What refresh rate should I choose for my new monitor?
The ideal refresh rate depends on your primary use case and hardware capabilities:
- General Use/Office Work: 60Hz is perfectly adequate. The human eye has difficulty perceiving benefits above 60Hz for static content and typical mouse movements.
- Casual Gaming: 75-120Hz provides a noticeable improvement in smoothness for most games without requiring extremely powerful hardware.
- Competitive Gaming: 144Hz-240Hz is ideal for fast-paced competitive games like first-person shooters, MOBAs, and fighting games. These require powerful GPUs to maintain high frame rates.

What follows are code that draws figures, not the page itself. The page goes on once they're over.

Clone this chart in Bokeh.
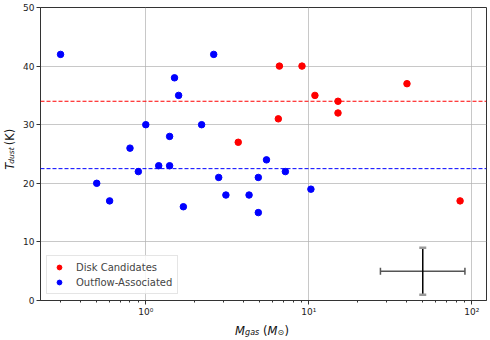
import numpy as np
from bokeh.plotting import figure
from bokeh.layouts import row, column
from bokeh.models import (ColumnDataSource, Span, Legend, LegendItem,
                          LogTicker, FixedTicker, CustomJSTickFormatter, Range1d)
from bokeh.core.properties import value
from bokeh.embed import file_html
from bokeh.resources import INLINE

# ---------------- data ----------------
disk_mass = [3.69, 6.6, 9.08, 6.5, 10.9, 15.1, 15.1, 40.0, 84.7]
disk_temp = [27, 40, 40, 31, 35, 34, 32, 37, 17]

outflow_mass = [0.30, 1.0, 0.80, 1.50, 1.59, 1.40, 1.20, 1.40, 0.90, 0.50, 0.60,
                1.70, 2.61, 2.20, 2.80, 3.10, 4.30, 4.90, 4.90, 5.50, 7.18, 10.3]
outflow_temp = [42, 30, 26, 38, 35, 28, 23, 23, 22, 20, 17,
                16, 42, 30, 21, 18, 18, 21, 15, 24, 22, 19]

disk_median = float(np.median(disk_temp))        # 34
outflow_median = float(np.median(outflow_temp))  # 22.5

err_x = [50.0]
err_x_low = [27.5]
err_x_high = [90.7]
err_y = [5.0]
err_y_low = [1.0]
err_y_high = [9.0]

x_major_ticks = [1, 10, 100]
y_ticks = [0, 10, 20, 30, 40, 50]

x_title_parts = ["M", "gas", "(", "M", "\u2299", ")"]
y_title_parts = ["T", "dust", "(K)"]

FONT = "DejaVu Sans"

# ---------------- layout sizes ----------------
YW = 20          # width of y-title strip
PW, PH = 468, 319
XH = 18          # height of x-title strip
BL, BR, BT, BB = 17, 2, 7, 17

p = figure(x_axis_type="log", width=PW, height=PH,
           x_range=Range1d(0.226, 123), y_range=Range1d(0, 50),
           output_backend="svg", toolbar_location=None,
           min_border_left=BL, min_border_right=BR, min_border_top=BT,
           min_border_bottom=BB)
p.background_fill_color = "white"
p.border_fill_color = "white"
p.outline_line_color = "#333333"
p.outline_line_width = 1

# axes
p.xaxis.ticker = LogTicker(mantissas=[1], num_minor_ticks=10)
p.xaxis.formatter = CustomJSTickFormatter(code="""
const sup = {"-":"\u207b","0":"\u2070","1":"\u00b9","2":"\u00b2","3":"\u00b3","4":"\u2074","5":"\u2075","6":"\u2076","7":"\u2077","8":"\u2078","9":"\u2079"};
const e = Math.round(Math.log10(tick)).toString();
let s = "";
for (const c of e) s += sup[c];
return "10" + s;
""")
p.yaxis.ticker = FixedTicker(ticks=y_ticks)
for ax in (p.xaxis, p.yaxis):
    ax.major_label_text_font = FONT
    ax.major_label_text_font_size = "9px"
    ax.major_label_text_color = "#222222"
    ax.axis_line_color = "#333333"
    ax.major_tick_line_color = "#333333"
    ax.minor_tick_line_color = "#333333"
    ax.major_tick_out = 4
    ax.major_tick_in = 0
    ax.minor_tick_out = 2
    ax.minor_tick_in = 0
    ax.major_label_standoff = 2
p.yaxis.minor_tick_line_color = None

p.xgrid.ticker = FixedTicker(ticks=x_major_ticks)
p.ygrid.ticker = FixedTicker(ticks=y_ticks)
for g in (p.xgrid, p.ygrid):
    g.grid_line_color = "#b0b0b0"
    g.grid_line_alpha = 0.7
    g.grid_line_width = 1

# median lines
p.add_layout(Span(location=disk_median, dimension="width", line_color="red",
                  line_dash="4 2", line_width=1))
p.add_layout(Span(location=outflow_median, dimension="width", line_color="blue",
                  line_dash="4 2", line_width=1))

# points
r_disk = p.scatter(disk_mass, disk_temp, size=6.5, color="red", line_color="red")
r_out = p.scatter(outflow_mass, outflow_temp, size=6.5, color="blue", line_color="blue")

# representative error bar
eb = ColumnDataSource(dict(x=err_x, y=err_y, xl=err_x_low, xh=err_x_high,
                           yl=err_y_low, yh=err_y_high))
p.segment(x0="xl", y0="y", x1="xh", y1="y", source=eb, line_color="#555555", line_width=1.5)
p.segment(x0="x", y0="yl", x1="x", y1="yh", source=eb, line_color="black", line_width=1.5)
p.scatter(x="xl", y="y", source=eb, marker="dash", angle=np.pi / 2, size=7,
          line_color="#555555", line_width=1.5)
p.scatter(x="xh", y="y", source=eb, marker="dash", angle=np.pi / 2, size=7,
          line_color="#555555", line_width=1.5)
p.scatter(x="x", y="yl", source=eb, marker="dash", size=7,
          line_color="#999999", line_width=2.5)
p.scatter(x="x", y="yh", source=eb, marker="dash", size=7,
          line_color="#999999", line_width=2.5)

# legend
legend = Legend(items=[LegendItem(label="Disk Candidates", renderers=[r_disk]),
                       LegendItem(label="Outflow-Associated", renderers=[r_out])],
                location="bottom_left")
legend.label_text_font = FONT
legend.label_text_font_size = "10px"
legend.label_height = 12
legend.glyph_height = 12
legend.glyph_width = 14
legend.spacing = 3
legend.padding = 5
legend.margin = 6
legend.label_standoff = 10
legend.border_line_color = "#cccccc"
legend.border_line_width = 1
legend.background_fill_alpha = 0.85
p.add_layout(legend)

# ---------------- axis titles (with subscripts) ----------------
def strip(w, h):
    f = figure(width=w, height=h, x_range=Range1d(0, w), y_range=Range1d(0, h),
               output_backend="svg", toolbar_location=None, min_border=0,
               x_axis_location=None, y_axis_location=None)
    f.grid.visible = False
    f.outline_line_color = None
    f.background_fill_color = "white"
    f.border_fill_color = "white"
    return f

def piece(f, text, x, y, size, style="normal", angle=0.0, align="left", base="alphabetic"):
    f.text(x=[x], y=[y], text=[text], text_font=value(FONT), text_font_size=size,
           text_font_style=style, angle=angle, text_align=align,
           text_baseline=base, text_color="#111111")

MAIN, SUB = "11.5px", "8px"

frame_cx = YW + BL + (PW - BL - BR) / 2
xfig = strip(YW + PW, XH)
x0 = frame_cx - 26.9
piece(xfig, x_title_parts[0], x0, 7, MAIN, "italic")
piece(xfig, x_title_parts[1], x0 + 10.0, 4.8, SUB, "italic")
piece(xfig, x_title_parts[2], x0 + 27.9, 7, MAIN)
piece(xfig, x_title_parts[3], x0 + 32.4, 7, MAIN, "italic")
piece(xfig, x_title_parts[4], x0 + 42.4, 4.8, SUB)
piece(xfig, x_title_parts[5], x0 + 49.3, 7, MAIN)

yfig = strip(YW, PH)
frame_cy = PH - (BT + (PH - BT - BB) / 2)
y0 = frame_cy - 21.9
ang = np.pi / 2
piece(yfig, y_title_parts[0], 9.2, y0 + 3.5, MAIN, "italic", ang, "center", "middle")
piece(yfig, y_title_parts[1], 11.4, y0 + 15.3, "7.5px", "italic", ang, "center", "middle")
piece(yfig, y_title_parts[2], 9.2, y0 + 35.5, MAIN, "normal", ang, "center", "middle")

layout = column(row(yfig, p, spacing=0), xfig, spacing=0)

open("out.html", "w").write(file_html(layout, INLINE))
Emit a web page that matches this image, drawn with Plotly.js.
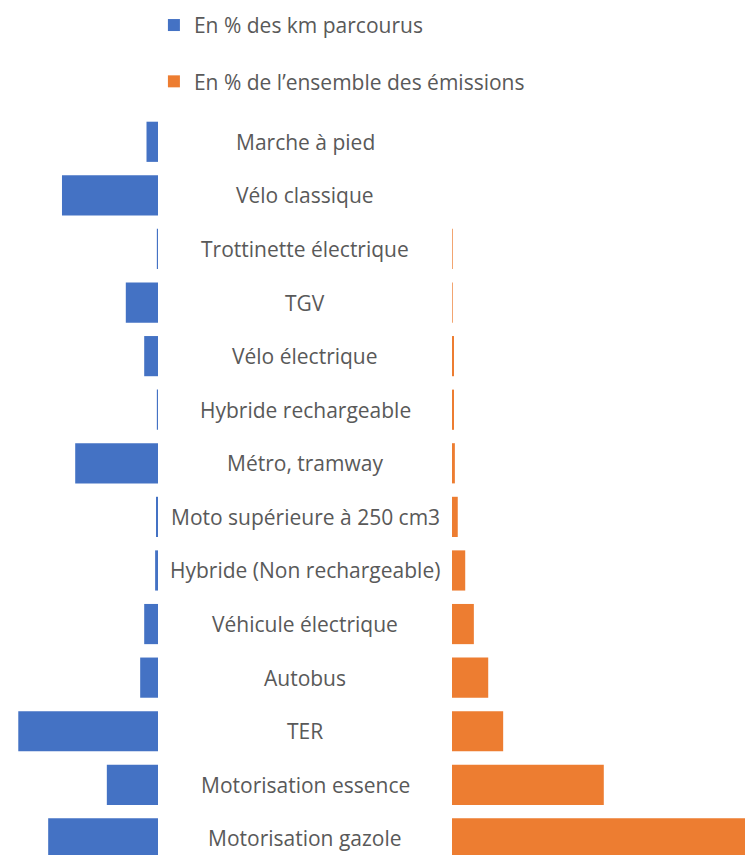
<!DOCTYPE html>
<html>
<head>
<meta charset="utf-8">
<script src="https://cdn.plot.ly/plotly-3.0.1.min.js"></script>
<style>html,body{margin:0;padding:0;background:#fff;overflow:hidden}#chart{width:745px;height:855px}</style>
</head>
<body>
<div id="chart"></div>
<script>
const categories = [
  "Marche à pied", "Vélo classique", "Trottinette électrique", "TGV",
  "Vélo électrique", "Hybride rechargeable", "Métro, tramway",
  "Moto supérieure à 250 cm3", "Hybride (Non rechargeable)",
  "Véhicule électrique", "Autobus", "TER", "Motorisation essence",
  "Motorisation gazole"
];
const kmShare = [2.0, 16.7, 0.2, 5.6, 2.4, 0.2, 14.4, 0.35, 0.5, 2.4, 3.1, 24.3, 8.9, 19.1];
const emissionShare = [0, 0, 0.12, 0.12, 0.35, 0.35, 0.5, 1.0, 2.3, 3.8, 6.3, 8.9, 26.4, 53];
const seriesNames = ["En % des km parcourus", "En % de l\u2019ensemble des émissions"];
const colors = ["#4472C4", "#ED7D31"];

const font = "Open Sans, Noto Sans, sans-serif";
const textColor = "#595959";

const traces = [
  {type: "bar", orientation: "h", name: seriesNames[0], y: categories, x: kmShare,
   xaxis: "x", yaxis: "y", marker: {color: colors[0]}, legendgroup: "a", hoverinfo: "x+y"},
  {type: "bar", orientation: "h", name: seriesNames[1], y: categories, x: emissionShare,
   xaxis: "x2", yaxis: "y", marker: {color: colors[1]}, legendgroup: "b", hoverinfo: "x+y"}
];

const annotations = categories.map(c => ({
  xref: "x3", yref: "y", x: 0.5, y: c, text: c, showarrow: false,
  xanchor: "center", yanchor: "middle", yshift: 0,
  font: {family: font, size: 21, color: textColor}
}));

const hidden = {showgrid: false, zeroline: false, showline: false, showticklabels: false, ticks: "", fixedrange: true};

const layout = {
  width: 745, height: 855,
  margin: {l: 0, r: 0, t: 115, b: 0, pad: 0},
  paper_bgcolor: "#fff", plot_bgcolor: "#fff",
  bargap: 0.25,
  showlegend: true,
  legend: {
    x: 0.2066, xanchor: "left", y: 1.1488, yanchor: "top",
    orientation: "v", traceorder: "grouped", tracegroupgap: 26,
    font: {family: font, size: 21, color: textColor},
    bgcolor: "rgba(0,0,0,0)"
  },
  annotations: annotations,
  xaxis: Object.assign({}, hidden, {domain: [0, 158/745], range: [27.48, 0], anchor: "y"}),
  xaxis2: Object.assign({}, hidden, {domain: [452/745, 1], range: [0, 50.96], anchor: "y"}),
  xaxis3: Object.assign({}, hidden, {domain: [158/745, 452/745], range: [0, 1], anchor: "y"}),
  yaxis: Object.assign({}, hidden, {type: "category", range: [13.31, -0.5]})
};

Plotly.newPlot("chart", traces, layout, {displayModeBar: false, staticPlot: true});
</script>
</body>
</html>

- Content Creation: 60-120Hz is sufficient for most creative work. Higher refresh rates can provide smoother panning and zooming in applications like Photoshop or Premiere Pro.
- Media Consumption: 60-120Hz is good for movies and TV shows. Many modern TVs support 120Hz for smoother motion in fast-paced content.
Hardware Considerations:
- Ensure your GPU can output to the monitor's maximum resolution and refresh rate.
- For gaming, your GPU should be able to maintain frame rates close to the monitor's refresh rate for the games you play.
- Check that your cables (HDMI, DisplayPort) support the resolution and refresh rate combination.